When the bill officially took effect on September 7, the initial rollout plan was mired in technical issues. Part of the Bukele administration's plan was to launch an official crypto-wallet called Chivo to manage a user’s balance in dollars and bitcoin. The government incentivized opening this Chivo account with a free $30 signup bonus, a benefit that was negated hours after the app’s midnight launch. By 3 am, the influx of users overwhelmed and crashed the Chivo server. By 10 am, Salvadorans experienced a taste of cryptocurrencies’ volatility when the price of bitcoin plummeted by $10,000, effectively shrinking their $30 signup bonus to $25. Transaction failures plagued the service days after. Despite a rocky launch, Bukele still boasted Chivo’s expansive base of 2 million users, about a third of El Salvador’s total population.

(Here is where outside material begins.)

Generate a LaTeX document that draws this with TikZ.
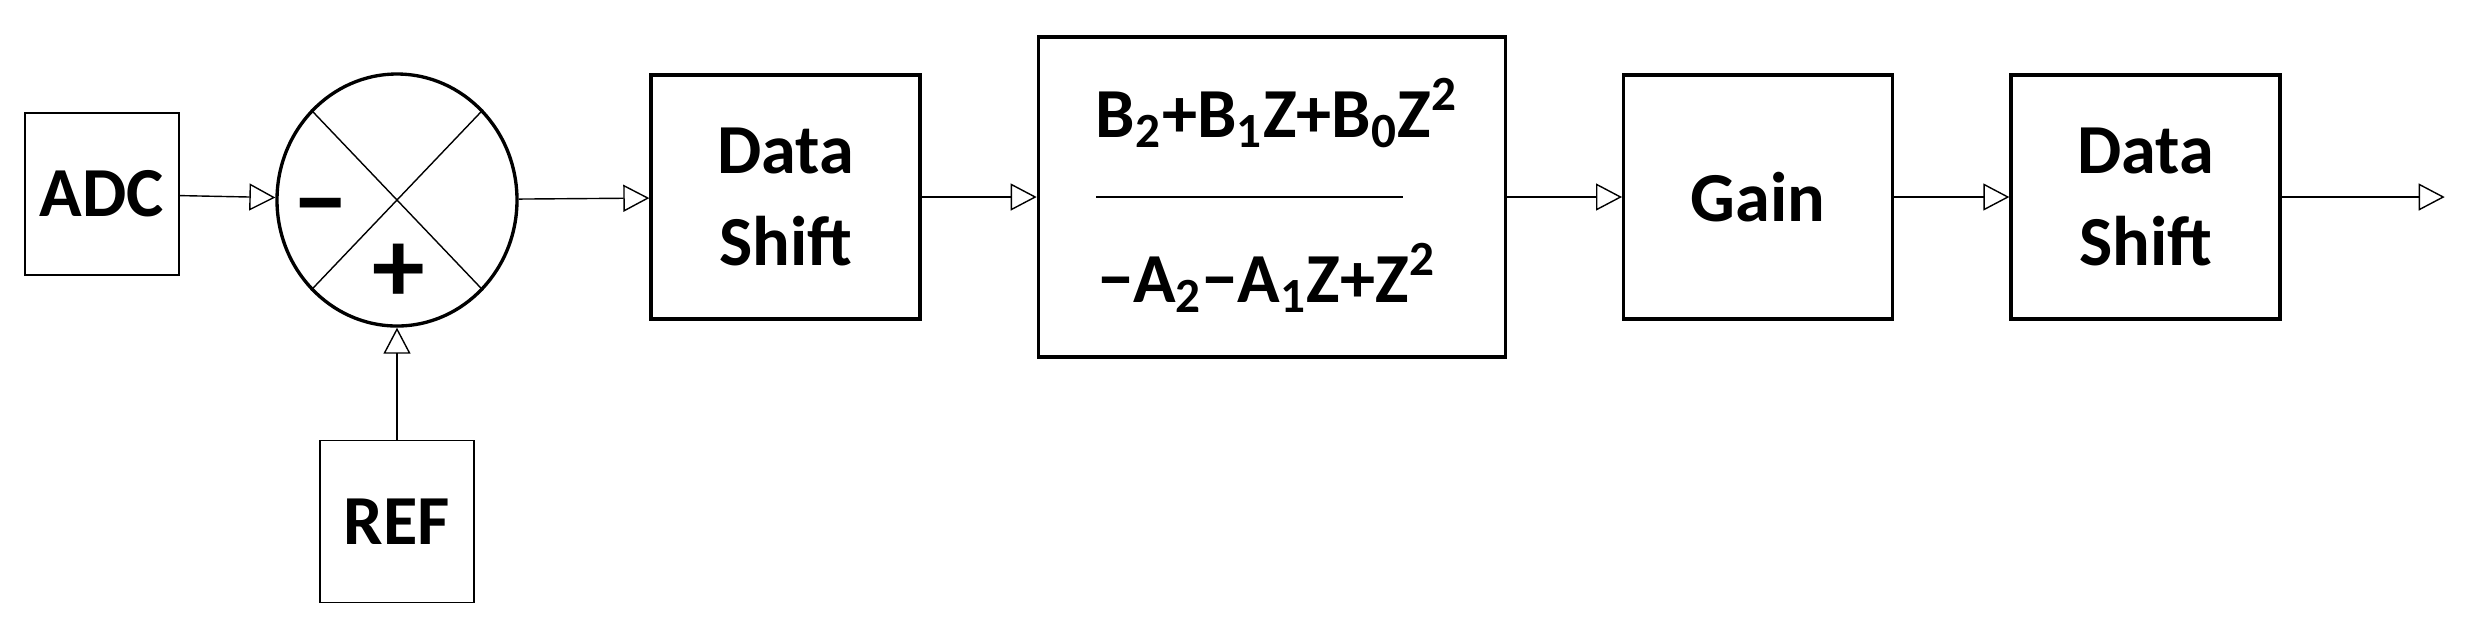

Beyond technical issues, the very nature of the Bitcoin law has been a point of conflict among even the crypto-community. Article Seven of El Salvador’s Bitcoin statute establishes that “every economic agent must accept bitcoin as payment when offered to him by whoever acquires a good or service.” This controversial article essentially made Bitcoin a “compulsory” tender, forcing any business with access to the internet and a smartphone to accept payments in the cryptocurrency. The result is a digitized currency intended to be decentralized and voluntary now being forced upon businesses by an administration infamous for exerting power. Thus, Article Seven makes many question if the entire Bitcoin experiment is just another one of Bukele’s autocratic power grabs.


Fears over El Salvador's economic dependency on a volatile currency and its link to authoritarian rule culminated in the September 15 protest on the anniversary of the nation's independence. Upwards of eight thousand demonstrators leveled two years of grievances against Bukele's personal conduct and "undemocratic" practices embodied by his latest Bitcoin policy from the streets of San Salvador. Some protesters even vandalized and destroyed the latest Bitcoin ATMs placed throughout the country as part of the government's rollout plan. A subsequent protest on October 17 amplified these frustrations.

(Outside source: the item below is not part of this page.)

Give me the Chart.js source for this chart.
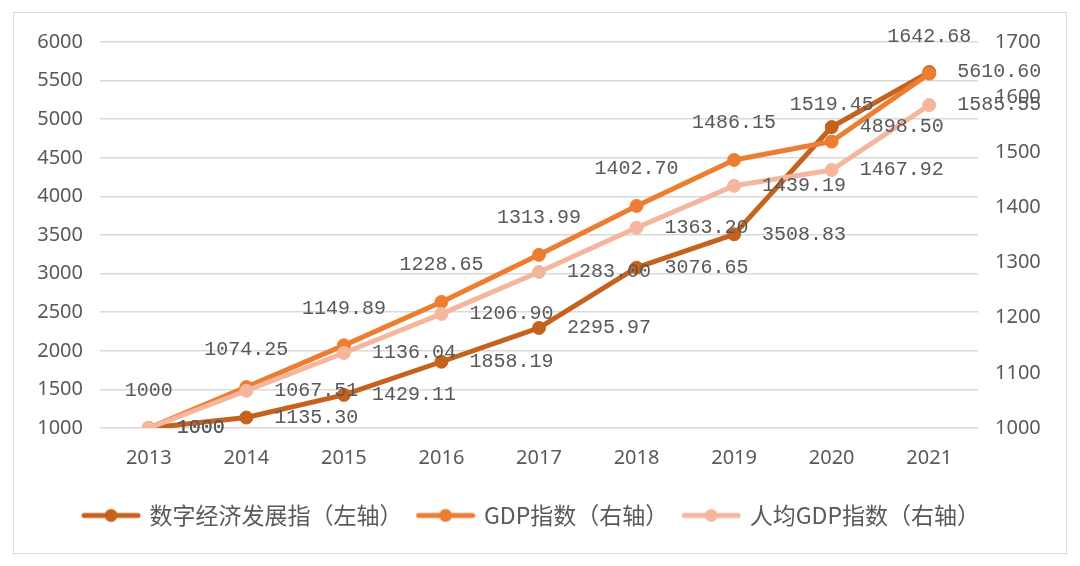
<!DOCTYPE html>
<html><head><meta charset="utf-8">
<script src="https://cdn.jsdelivr.net/npm/chart.js@4.4.1/dist/chart.umd.min.js"></script>
<style>
html,body{margin:0;padding:0;background:#fff;width:1080px;height:566px;overflow:hidden}
#frame{position:absolute;left:13px;top:12px;width:1052px;height:540px;border:1.5px solid #d9d9d9;}
#wrap{position:absolute;left:0;top:0;width:1080px;height:566px}
</style></head><body>
<div id="frame"></div>
<div id="wrap"><canvas id="c" width="1080" height="566"></canvas></div>
<script>
const years = ['2013','2014','2015','2016','2017','2018','2019','2020','2021'];
const digitalEconomy = [1000, 1135.30, 1429.11, 1858.19, 2295.97, 3076.65, 3508.83, 4898.50, 5610.60];
const gdpIndex = [1000, 1074.25, 1149.89, 1228.65, 1313.99, 1402.70, 1486.15, 1519.45, 1642.68];
const perCapitaGdpIndex = [1000, 1067.51, 1136.04, 1206.90, 1283.00, 1363.20, 1439.19, 1467.92, 1585.55];
const seriesNames = ['数字经济发展指（左轴）', 'GDP指数（右轴）', '人均GDP指数（右轴）'];
const leftAxisRange = [1000, 6000, 500];
const rightAxisRange = [1000, 1700, 100];

const colors = ['#C5631E', '#ED7D31', '#F4B69C'];
const labelPlacement = ['right', 'above', 'right'];
const TXT = '#595959';

function legendImage(color){
  const c = document.createElement('canvas');
  c.width = 60; c.height = 16;
  const x = c.getContext('2d');
  x.strokeStyle = color; x.lineWidth = 5; x.lineCap = 'round';
  x.beginPath(); x.moveTo(3, 8); x.lineTo(57, 8); x.stroke();
  x.fillStyle = color; x.beginPath(); x.arc(30, 8, 6.5, 0, Math.PI*2); x.fill();
  return c;
}
const legendImgs = colors.map(legendImage);

const valueLabels = {
  id: 'valueLabels',
  afterDatasetsDraw(chart){
    const ctx = chart.ctx;
    ctx.save();
    ctx.font = '20px "Liberation Mono"';
    ctx.fillStyle = TXT;
    ctx.textBaseline = 'middle';
    chart.data.datasets.forEach((ds, i) => {
      const meta = chart.getDatasetMeta(i);
      meta.data.forEach((pt, j) => {
        const v = ds.data[j];
        const txt = v === 1000 ? '1000' : v.toFixed(2);
        if (labelPlacement[i] === 'above') {
          ctx.textAlign = 'center';
          ctx.fillText(txt, pt.x, pt.y - 37);
        } else {
          ctx.textAlign = 'left';
          ctx.fillText(txt, pt.x + 28, pt.y);
        }
      });
    });
    ctx.restore();
  }
};

const tickFont = {family: '"Noto Sans", "Noto Sans CJK SC", sans-serif', size: 20};
const plainTick = v => String(v);

new Chart(document.getElementById('c'), {
  type: 'line',
  data: {
    labels: years,
    datasets: [
      {label: seriesNames[0], data: digitalEconomy, yAxisID: 'y', order: 3},
      {label: seriesNames[1], data: gdpIndex, yAxisID: 'y1', order: 2},
      {label: seriesNames[2], data: perCapitaGdpIndex, yAxisID: 'y1', order: 1}
    ].map((d, i) => Object.assign(d, {
      borderColor: colors[i], backgroundColor: colors[i],
      pointBackgroundColor: colors[i], pointBorderColor: colors[i],
      borderWidth: 5, pointRadius: 6.5, pointBorderWidth: 1, pointHoverRadius: 6.5,
      tension: 0, fill: false, borderJoinStyle: 'round', borderCapStyle: 'round'
    }))
  },
  options: {
    responsive: false,
    animation: false,
    devicePixelRatio: 1,
    layout: {padding: {top: 42, left: 6, right: 22, bottom: 29}},
    plugins: {
      tooltip: {enabled: false},
      legend: {
        position: 'bottom',
        labels: {
          usePointStyle: true,
          pointStyleWidth: 54,
          padding: 16,
          color: TXT,
          font: {family: '"Noto Sans CJK SC", sans-serif', size: 23},
          sort: (a, b) => a.datasetIndex - b.datasetIndex,
          generateLabels(chart){
            const items = Chart.defaults.plugins.legend.labels.generateLabels(chart);
            items.forEach(it => { it.pointStyle = legendImgs[it.datasetIndex]; it.fontColor = TXT; });
            return items;
          }
        }
      }
    },
    scales: {
      x: {
        offset: true,
        grid: {display: false},
        border: {display: false},
        ticks: {color: TXT, font: tickFont, padding: 10, maxRotation: 0},
        afterFit(s){ s.height = 60; }
      },
      y: {
        position: 'left',
        min: leftAxisRange[0], max: leftAxisRange[1],
        ticks: {stepSize: leftAxisRange[2], color: TXT, font: tickFont, padding: 17, callback: plainTick},
        grid: {color: '#d9d9d9', lineWidth: 1.5, drawTicks: false},
        border: {display: false},
        afterFit(s){ s.width = 94; }
      },
      y1: {
        position: 'right',
        min: rightAxisRange[0], max: rightAxisRange[1],
        ticks: {stepSize: rightAxisRange[2], color: TXT, font: tickFont, padding: 17, callback: plainTick},
        grid: {display: false, drawTicks: false},
        border: {display: false},
        afterFit(s){ s.width = 80; }
      }
    }
  },
  plugins: [valueLabels]
});
</script>
</body></html>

Photo Courtesy: Jose Cabezas/Reuters

President Bukele has attacked these protests on Twitter, claiming that they “vandalize in all [of] their demonstrations” while vilifying the mainstream media’s coverage of the protests. Online, he trolls protesters through posting photoshopped memes or changing his Twitter bio to “Emperor of El Salvador. Bukele’s online antagonism also works as an attempt to assert his image as an in-touch, millennial persona to better appeal to the young wave of crypto-enthusiasts.


On a global scale, Bukele hopes to draw in crypto tourists and the larger entrepreneurial community to El Salvador through the power of Bitcoin. Adamant tweet threads from the president portray El Salvador as a promising home and tax haven for the young investor community, with benefits like the permanent residence for crypto entrepreneurs and the lack of certain capital gains or property taxes.


In terms of national benefit, Bukele claims that El Salvador’s GDP would increase by 25% if “only 1% of the Bitcoin market invested in the country." More substantively, President Bukele insists that Bitcoin effectively reduces fees Salvadorans pay to send and receive remittances. Remittances from relatives in foreign countries comprise 22% of El Salvador's total GDP, making it an essential component of the economy. Having remittances paid as bitcoin transactions would allow Salvadorans to circumvent high-cost fees from traditional banks. Ideally, a marginal increase in the spending power of everyday Salvadorans would stimulate the country's domestic market and economy.


At large, Bukele’s Bitcoin gambit is a desperate effort to rehabilitate the international image of a small country historically maligned by its economic and social troubles. When Bukele won the 2019 election, he inherited a devastating crime rate and systemic gang violence. Though criticized as “inhumane,” the president’s gang policies have lowered the nation’s crime rate and cemented his reputation as an unorthodox problem solver. Bukele relies heavily on this reputation to bolster support for his Bitcoin policy plan as a means of reforming El Salvador’s meddling economy.


The country's current economic state heightens the stakes of getting this ambitious project right. In May 2021, the government requested a $1.5 billion aid package from the International Monetary Fund to help cover its massive budgetary holes. Negotiations on this package have slowed since El Salvador adopted Bitcoin, and a subsequent aid request was denied a month later. With its credit rating downgraded over fears of Bitcoin’s volatility and a national debt equal to 90% of its GDP, El Salvador can not afford to lose its Bitcoin gamble.


Though as it stands right now, the volatility of the Bitcoin market will tell whether El Salvador's new Bitcoin economy will either elevate its image as a hub of entrepreneurial innovation or decimate its economy and the reputation of its president.